▼

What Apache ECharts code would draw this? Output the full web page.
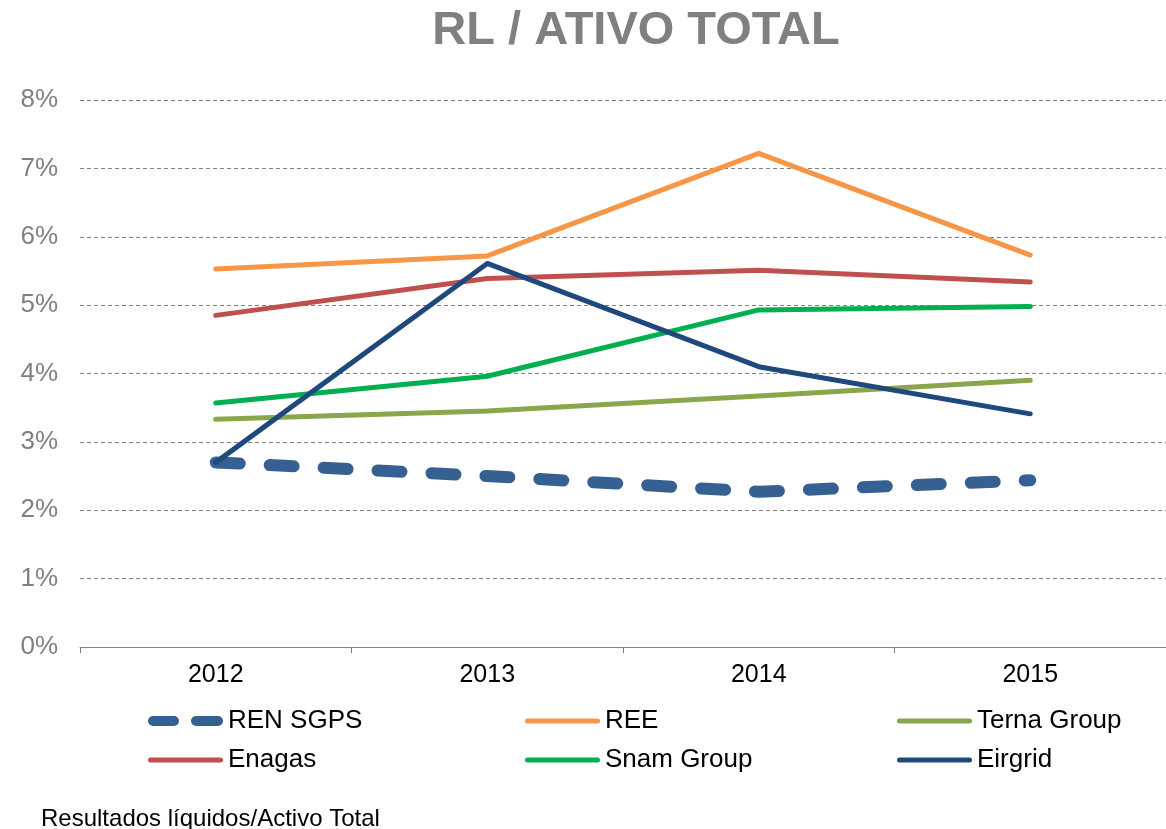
<!DOCTYPE html>
<html>
<head>
<meta charset="utf-8">
<script src="https://cdn.jsdelivr.net/npm/echarts@6/dist/echarts.min.js"></script>
<style>
html,body{margin:0;padding:0;background:#fff;}
#canvas{width:1166px;height:829px;}
</style>
</head>
<body>
<div id="canvas"></div>
<script>
var years = ["2012","2013","2014","2015"];
var renSgps = [2.70, 2.50, 2.27, 2.44];
var ree = [5.53, 5.72, 7.22, 5.73];
var terna = [3.33, 3.45, 3.67, 3.90];
var enagas = [4.85, 5.39, 5.51, 5.34];
var snam = [3.57, 3.96, 4.93, 4.98];
var eirgrid = [2.70, 5.61, 4.10, 3.41];

var font = "Liberation Sans, Arial, sans-serif";

// legend icons: rounded bars (two pills for the dashed series)
var dashIcon = 'path://M5,0 H26 A5,5 0 0 1 26,10 H5 A5,5 0 0 1 5,0 Z M48,0 H70 A5,5 0 0 1 70,10 H48 A5,5 0 0 1 48,0 Z';
var solidIcon = 'path://M2.5,0 H72.5 A2.5,2.5 0 0 1 72.5,5 H2.5 A2.5,2.5 0 0 1 2.5,0 Z';

function line(name, data, color, width, dash){
    var ls = {color: color, width: width, cap: 'round', join: 'round'};
    if(dash){ ls.type = dash; }
    return {
        name: name,
        type: 'line',
        data: data,
        symbol: 'none',
        itemStyle: {color: color},
        lineStyle: ls
    };
}

function legend(left, center, name, dashed){
    var h = dashed ? 10 : 5;
    return {
        left: left,
        top: center - 12,
        itemWidth: 75,
        itemHeight: h,
        icon: dashed ? dashIcon : solidIcon,
        symbolKeepAspect: false,
        padding: 0,
        data: [name],
        textStyle: {fontFamily: font, fontSize: 26, color: '#000'}
    };
}

var myChart = echarts.init(document.getElementById('canvas'));
myChart.setOption({
    animation: false,
    title: [{
        text: 'RL / ATIVO TOTAL',
        left: 631,
        textAlign: 'center',
        top: 3,
        textStyle: {fontFamily: font, fontSize: 47, fontWeight: 'bold', color: '#808080'}
    },{
        text: 'Resultados líquidos/Activo Total',
        left: 36,
        top: 802,
        textStyle: {fontFamily: font, fontSize: 24, fontWeight: 'normal', color: '#000'}
    }],
    legend: [
        legend(148, 720, 'REN SGPS', true),
        legend(148, 759, 'Enagas'),
        legend(525, 720, 'REE'),
        legend(525, 759, 'Snam Group'),
        legend(897, 720, 'Terna Group'),
        legend(897, 759, 'Eirgrid')
    ],
    grid: {left: 80, right: -2, top: 100, bottom: 182, containLabel: false},
    xAxis: {
        type: 'category',
        data: years,
        boundaryGap: true,
        axisLine: {lineStyle: {color: '#808080', width: 1}},
        axisTick: {show: true, length: 6, lineStyle: {color: '#808080'}},
        axisLabel: {fontFamily: font, fontSize: 25, color: '#000', margin: 16}
    },
    yAxis: {
        type: 'value',
        min: 0,
        max: 8,
        interval: 1,
        axisLine: {show: false},
        axisTick: {show: false},
        axisLabel: {fontFamily: font, fontSize: 26, color: '#808080', margin: 22,
            formatter: function(v){ return v + '%'; }},
        splitLine: {lineStyle: {color: '#808080', width: 1, type: [4,3]}}
    },
    series: [
        line('REN SGPS', renSgps, '#376092', 12, [24, 30]),
        line('REE', ree, '#F79646', 5),
        line('Terna Group', terna, '#8AA64C', 5),
        line('Enagas', enagas, '#C0504D', 5),
        line('Snam Group', snam, '#00B050', 5),
        line('Eirgrid', eirgrid, '#1F497D', 5)
    ]
});
</script>
</body>
</html>
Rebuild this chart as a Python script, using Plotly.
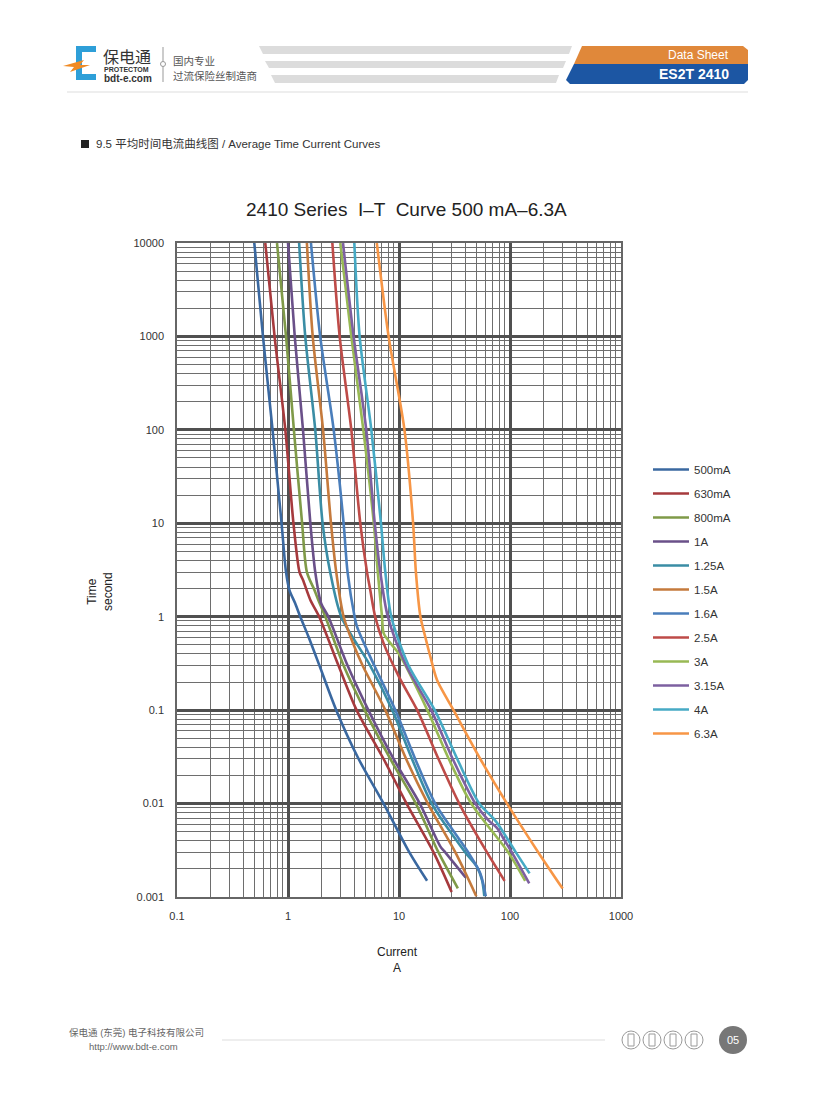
import plotly.graph_objects as go

# fuse ratings and line colours (legend order)
ratings = ["500mA", "630mA", "800mA", "1A", "1.25A", "1.5A",
           "1.6A", "2.5A", "3A", "3.15A", "4A", "6.3A"]
colors = ["#3A68A0", "#A63A3D", "#7F9A48", "#6A5089", "#3A8DA5", "#C57A3C",
          "#4A7EBB", "#BE4B48", "#98B954", "#7D60A0", "#46AAC5", "#F79646"]

# time (s) / current (A) pairs
t_500ma = [10000, 1000, 100, 10, 3, 1.93, 1.39, 1, 0.61, 0.3, 0.1, 0.03, 0.01, 0.003, 0.00149]
i_500ma = [0.497, 0.595, 0.726, 0.875, 0.96, 1.03, 1.16, 1.29, 1.53, 1.92, 2.72, 4.33, 7.27, 12.4, 17.9]

t_630ma = [10000, 1000, 100, 10, 3, 2.47, 1.51, 1, 0.3, 0.1, 0.03, 0.01, 0.003, 0.00113]
i_630ma = [0.624, 0.757, 0.946, 1.12, 1.27, 1.365, 1.59, 1.91, 2.85, 4.15, 7.27, 11.7, 20.5, 29.8]

t_800ma = [10000, 1000, 100, 10, 3, 1.93, 1.51, 1, 0.3, 0.1, 0.03, 0.01, 0.003, 0.00124]
i_800ma = [0.796, 0.96, 1.13, 1.34, 1.48, 1.73, 1.875, 2.17, 3.17, 4.9, 8.35, 14.2, 22.7, 33.9]

t_1a = [10000, 1000, 100, 10, 3, 1.39, 1, 0.3, 0.1, 0.03, 0.01, 0.00344, 0.003, 0.00162]
i_1a = [1.0, 1.15, 1.365, 1.59, 1.76, 1.99, 2.31, 3.44, 5.3, 8.94, 15.4, 23.7, 26.1, 39.8]

t_1_25a = [10000, 1000, 100, 10, 3, 1, 0.3, 0.1, 0.03, 0.01, 0.003, 0.0021, 0.00151, 0.00102]
i_1_25a = [1.26, 1.43, 1.76, 2.05, 2.40, 3.02, 5.5, 8.7, 13.1, 19.7, 39.6, 50.4, 56.0, 58.7]

t_1_5a = [10000, 1000, 100, 10, 3, 1, 0.5, 0.3, 0.1, 0.03, 0.01, 0.003, 0.00102]
i_1_5a = [1.48, 1.67, 2.07, 2.44, 2.72, 3.17, 3.90, 4.70, 7.53, 11.6, 18.2, 32.2, 49.7]

t_1_6a = [10000, 1000, 100, 10, 3, 1, 0.78, 0.405, 0.3, 0.1, 0.03, 0.01, 0.003, 0.00179, 0.00102]
i_1_6a = [1.61, 1.95, 2.58, 3.17, 3.44, 3.98, 4.19, 5.32, 5.99, 9.27, 14.0, 21.2, 42.1, 54.0, 60.5]

t_2_5a = [10000, 1000, 100, 10, 3, 1.93, 1, 0.518, 0.227, 0.1, 0.03, 0.01, 0.003, 0.00149]
i_2_5a = [2.51, 2.92, 3.72, 4.48, 5.15, 5.51, 6.1, 7.27, 10.0, 14.6, 22.7, 34.9, 62.1, 89.4]

t_3a = [10000, 1000, 100, 10, 3, 1, 0.667, 0.538, 0.405, 0.1, 0.03, 0.01, 0.003, 0.00149]
i_3a = [2.96, 3.72, 4.77, 5.93, 6.44, 7.03, 7.27, 8.18, 9.92, 18.0, 28.1, 44.8, 96.6, 137]

t_3_15a = [10000, 1000, 100, 10, 3, 1, 0.3, 0.1, 0.03, 0.01, 0.0066, 0.0055, 0.0042, 0.003, 0.0014]
i_3_15a = [3.13, 3.90, 5.07, 6.05, 6.79, 7.93, 11.6, 19.5, 30.5, 48.7, 64.1, 76.3, 87.5, 104, 149]

t_4a = [10000, 1000, 100, 10, 3, 1, 0.3, 0.1, 0.03, 0.01, 0.0069, 0.0059, 0.003, 0.00179]
i_4a = [3.96, 4.42, 5.63, 6.88, 7.53, 8.52, 12.2, 21.0, 33.5, 52.9, 71.2, 78.9, 113, 150]

t_6_3a = [10000, 1000, 100, 10, 3, 1, 0.6, 0.38, 0.21, 0.1, 0.03, 0.01, 0.003, 0.00123]
i_6_3a = [6.31, 8.06, 11.2, 13.4, 14.2, 15.6, 17.3, 19.1, 22.0, 31.0, 54.0, 94.0, 180, 298]

times = [t_500ma, t_630ma, t_800ma, t_1a, t_1_25a, t_1_5a,
         t_1_6a, t_2_5a, t_3a, t_3_15a, t_4a, t_6_3a]
currents = [i_500ma, i_630ma, i_800ma, i_1a, i_1_25a, i_1_5a,
            i_1_6a, i_2_5a, i_3a, i_3_15a, i_4a, i_6_3a]

x_ticks = [0.1, 1, 10, 100, 1000]
x_labels = ["0.1", "1", "10", "100", "1000"]
y_ticks = [0.001, 0.01, 0.1, 1, 10, 100, 1000, 10000]
y_labels = ["0.001", "0.01", "0.1", "1", "10", "100", "1000", "10000"]

# page / plot area in page pixels; the html body adds an 8px margin
W, H = 816, 1100
OFF = 8
PL, PR, PT, PB = 177, 621, 243, 897
CJK = "Noto Sans CJK SC"
SANS = "Liberation Sans, Arial, sans-serif"
MIX = "Liberation Sans, Noto Sans CJK SC, sans-serif"


def px(x):
    return (x - PL) / (PR - PL)


def py(y):
    return (PB - y) / (PB - PT)


def path(points, close=True):
    s = "M " + " L ".join("%.5f,%.5f" % (px(a), py(b)) for a, b in points)
    return s + (" Z" if close else "")


fig = go.Figure()

for name, col, t, i in zip(ratings, colors, times, currents):
    fig.add_trace(go.Scatter(x=i, y=t, name=name, mode="lines",
                             legendgroup=name,
                             line=dict(color=col, width=2.6, shape="spline", smoothing=0.8)))

shapes = []
annos = []

# ---- header ----
# logo bracket
shapes.append(dict(type="path", path=path([(76, 46), (96, 46), (96, 52), (82, 52), (82, 74),
                                           (96, 74), (96, 80), (76, 80)]),
                   fillcolor="#2E9FD8", line=dict(width=0)))
shapes.append(dict(type="path", path=path([(63, 66), (84, 60), (80, 65), (90, 65), (70, 72), (74, 67)]),
                   fillcolor="#F08A24", line=dict(width=0)))
annos.append(dict(text="保电通", x=px(101), y=py(56), xanchor="left", yanchor="middle",
                  font=dict(family=CJK, size=16, color="#333333")))
annos.append(dict(text="<b>PROTECTOM</b>", x=px(102), y=py(69), xanchor="left", yanchor="middle",
                  font=dict(family=SANS, size=7, color="#333333")))
annos.append(dict(text="<b>bdt-e.com</b>", x=px(102), y=py(78), xanchor="left", yanchor="middle",
                  font=dict(family=SANS, size=10, color="#333333")))
shapes.append(dict(type="line", x0=px(163), x1=px(163), y0=py(47), y1=py(82),
                   line=dict(color="#999999", width=1)))
shapes.append(dict(type="circle", x0=px(160.5), x1=px(165.5), y0=py(61.5), y1=py(66.5),
                   fillcolor="white", line=dict(color="#999999", width=1)))
annos.append(dict(text="国内专业", x=px(171), y=py(61), xanchor="left", yanchor="middle",
                  font=dict(family=CJK, size=10.5, color="#555555")))
annos.append(dict(text="过流保险丝制造商", x=px(171), y=py(76), xanchor="left", yanchor="middle",
                  font=dict(family=CJK, size=10.5, color="#555555")))

# grey stripes
for (xa, xb, ya, yb) in [(259, 572, 46, 54), (265, 566, 61, 68), (271, 559, 75, 83)]:
    shapes.append(dict(type="path", path=path([(xa, ya), (xb, ya), (xb - 3, yb), (xa + 4, yb)]),
                       fillcolor="#DCDCDC", line=dict(width=0)))

# data sheet badge
shapes.append(dict(type="path", path=path([(582, 46), (743, 46), (748, 50), (748, 64), (574, 64)]),
                   fillcolor="#E0883A", line=dict(width=0)))
shapes.append(dict(type="path", path=path([(574, 64), (748, 64), (748, 80), (744, 84), (570, 84),
                                           (566, 80)]),
                   fillcolor="#1C56A3", line=dict(width=0)))
annos.append(dict(text="Data Sheet", x=px(731), y=py(55), xanchor="right", yanchor="middle",
                  font=dict(family=SANS, size=12, color="white")))
annos.append(dict(text="<b>ES2T 2410</b>", x=px(731), y=py(74), xanchor="right", yanchor="middle",
                  font=dict(family=SANS, size=14, color="white")))
shapes.append(dict(type="line", x0=px(67), x1=px(748), y0=py(92), y1=py(92),
                   line=dict(color="#DDDDDD", width=1)))

# section heading
shapes.append(dict(type="rect", x0=px(81), x1=px(89), y0=py(140), y1=py(148),
                   fillcolor="#222222", line=dict(width=0)))
annos.append(dict(text="9.5 平均时间电流曲线图 / Average Time Current Curves", x=px(94), y=py(144),
                  xanchor="left", yanchor="middle",
                  font=dict(family=MIX, size=11.5, color="#333333")))

# chart title and axis titles
annos.append(dict(text="2410 Series  I–T  Curve 500 mA–6.3A", x=px(406), y=py(210),
                  xanchor="center", yanchor="middle",
                  font=dict(family=SANS, size=19, color="#222222")))
annos.append(dict(text="Current<br>A", x=px(397), y=py(960), xanchor="center", yanchor="middle",
                  font=dict(family=SANS, size=12, color="#222222")))
annos.append(dict(text="Time<br>second", x=px(100), y=py(592), xanchor="center", yanchor="middle",
                  textangle=-90, font=dict(family=SANS, size=12, color="#222222")))

# ---- footer ----
annos.append(dict(text="保电通 (东莞) 电子科技有限公司", x=px(67), y=py(1032), xanchor="left",
                  yanchor="middle", font=dict(family=MIX, size=9.5, color="#666666")))
annos.append(dict(text="http://www.bdt-e.com", x=px(87), y=py(1046), xanchor="left",
                  yanchor="middle", font=dict(family=SANS, size=9.5, color="#666666")))
shapes.append(dict(type="line", x0=px(222), x1=px(605), y0=py(1040), y1=py(1040),
                   line=dict(color="#DDDDDD", width=1)))
for cx in [631, 652, 673, 694]:
    shapes.append(dict(type="circle", x0=px(cx - 9), x1=px(cx + 9), y0=py(1031), y1=py(1049),
                       line=dict(color="#9A9A9A", width=1)))
    shapes.append(dict(type="rect", x0=px(cx - 3), x1=px(cx + 3), y0=py(1034), y1=py(1046),
                       line=dict(color="#9A9A9A", width=1)))
shapes.append(dict(type="circle", x0=px(719), x1=px(747), y0=py(1026), y1=py(1054),
                   fillcolor="#777777", line=dict(width=0)))
annos.append(dict(text="05", x=px(733), y=py(1040), xanchor="center", yanchor="middle",
                  font=dict(family=SANS, size=11, color="white")))

for a in annos:
    a.update(xref="paper", yref="paper", showarrow=False)
for s in shapes:
    s.update(xref="paper", yref="paper", layer="above")

fig.update_layout(
    width=W, height=H, autosize=False,
    margin=dict(l=PL - OFF, r=W - PR + OFF, t=PT - OFF, b=H - PB + OFF),
    paper_bgcolor="white", plot_bgcolor="white",
    font=dict(family=SANS, size=11, color="#333333"),
    showlegend=True,
    legend=dict(x=px(648), y=py(455), xanchor="left", yanchor="top",
                font=dict(family=SANS, size=11.5, color="#333333"),
                traceorder="grouped", tracegroupgap=5, itemwidth=36,
                bgcolor="rgba(0,0,0,0)"),
    shapes=shapes, annotations=annos,
)

fig.update_xaxes(type="log", range=[-1, 3], tickvals=x_ticks, ticktext=x_labels,
                 showgrid=True, gridcolor="#505050", gridwidth=2.5,
                 minor=dict(showgrid=True, gridcolor="#6E6E6E", gridwidth=1.4, dtick="D1"),
                 showline=True, linecolor="#666666", linewidth=1.5, mirror=True,
                 ticks="", ticklabelstandoff=8, tickfont=dict(size=11, color="#333333"),
                 zeroline=False)
fig.update_yaxes(type="log", range=[-3, 4], tickvals=y_ticks, ticktext=y_labels,
                 showgrid=True, gridcolor="#505050", gridwidth=2.5,
                 minor=dict(showgrid=True, gridcolor="#6E6E6E", gridwidth=1.4, dtick="D1"),
                 showline=True, linecolor="#666666", linewidth=1.5, mirror=True,
                 ticks="", ticklabelstandoff=9, tickfont=dict(size=11, color="#333333"),
                 zeroline=False)

fig.write_html("out.html")
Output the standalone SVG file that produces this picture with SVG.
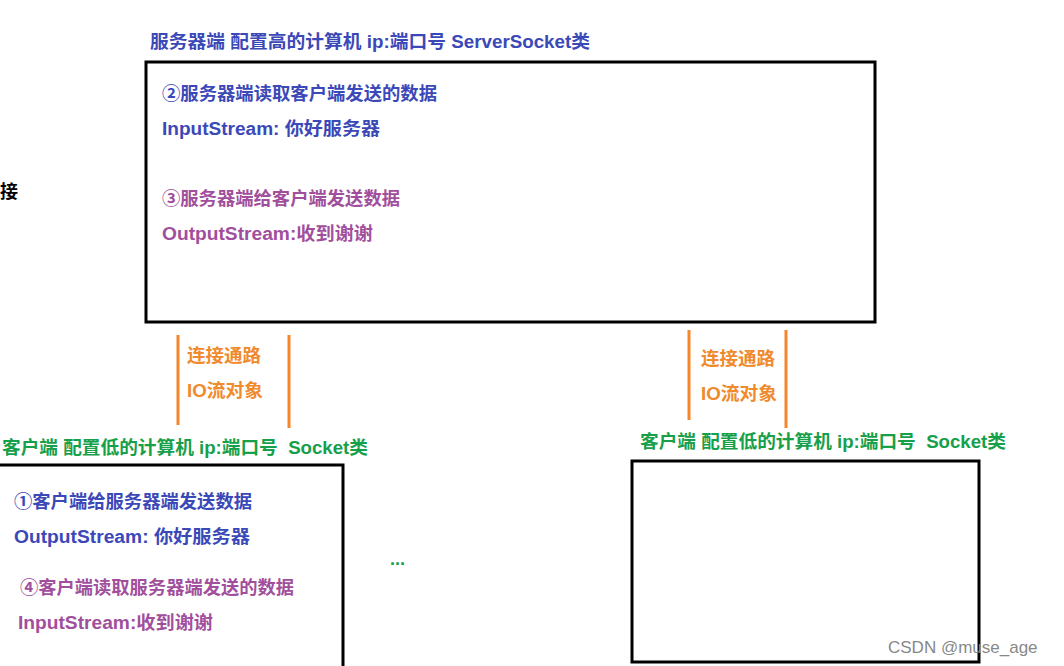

▲

**WHAT TO PRODUCE:** From the records above, copy only the lines running from the line containing "Rebuild this chart" to the line containing "42.1, 54.0, 60.5]", both ends included. Leave the pictures out.

**TASK SOLUTION:**
Rebuild this chart as a Python script, using Plotly.
import plotly.graph_objects as go

# fuse ratings and line colours (legend order)
ratings = ["500mA", "630mA", "800mA", "1A", "1.25A", "1.5A",
           "1.6A", "2.5A", "3A", "3.15A", "4A", "6.3A"]
colors = ["#3A68A0", "#A63A3D", "#7F9A48", "#6A5089", "#3A8DA5", "#C57A3C",
          "#4A7EBB", "#BE4B48", "#98B954", "#7D60A0", "#46AAC5", "#F79646"]

# time (s) / current (A) pairs
t_500ma = [10000, 1000, 100, 10, 3, 1.93, 1.39, 1, 0.61, 0.3, 0.1, 0.03, 0.01, 0.003, 0.00149]
i_500ma = [0.497, 0.595, 0.726, 0.875, 0.96, 1.03, 1.16, 1.29, 1.53, 1.92, 2.72, 4.33, 7.27, 12.4, 17.9]

t_630ma = [10000, 1000, 100, 10, 3, 2.47, 1.51, 1, 0.3, 0.1, 0.03, 0.01, 0.003, 0.00113]
i_630ma = [0.624, 0.757, 0.946, 1.12, 1.27, 1.365, 1.59, 1.91, 2.85, 4.15, 7.27, 11.7, 20.5, 29.8]

t_800ma = [10000, 1000, 100, 10, 3, 1.93, 1.51, 1, 0.3, 0.1, 0.03, 0.01, 0.003, 0.00124]
i_800ma = [0.796, 0.96, 1.13, 1.34, 1.48, 1.73, 1.875, 2.17, 3.17, 4.9, 8.35, 14.2, 22.7, 33.9]

t_1a = [10000, 1000, 100, 10, 3, 1.39, 1, 0.3, 0.1, 0.03, 0.01, 0.00344, 0.003, 0.00162]
i_1a = [1.0, 1.15, 1.365, 1.59, 1.76, 1.99, 2.31, 3.44, 5.3, 8.94, 15.4, 23.7, 26.1, 39.8]

t_1_25a = [10000, 1000, 100, 10, 3, 1, 0.3, 0.1, 0.03, 0.01, 0.003, 0.0021, 0.00151, 0.00102]
i_1_25a = [1.26, 1.43, 1.76, 2.05, 2.40, 3.02, 5.5, 8.7, 13.1, 19.7, 39.6, 50.4, 56.0, 58.7]

t_1_5a = [10000, 1000, 100, 10, 3, 1, 0.5, 0.3, 0.1, 0.03, 0.01, 0.003, 0.00102]
i_1_5a = [1.48, 1.67, 2.07, 2.44, 2.72, 3.17, 3.90, 4.70, 7.53, 11.6, 18.2, 32.2, 49.7]

t_1_6a = [10000, 1000, 100, 10, 3, 1, 0.78, 0.405, 0.3, 0.1, 0.03, 0.01, 0.003, 0.00179, 0.00102]
i_1_6a = [1.61, 1.95, 2.58, 3.17, 3.44, 3.98, 4.19, 5.32, 5.99, 9.27, 14.0, 21.2, 42.1, 54.0, 60.5]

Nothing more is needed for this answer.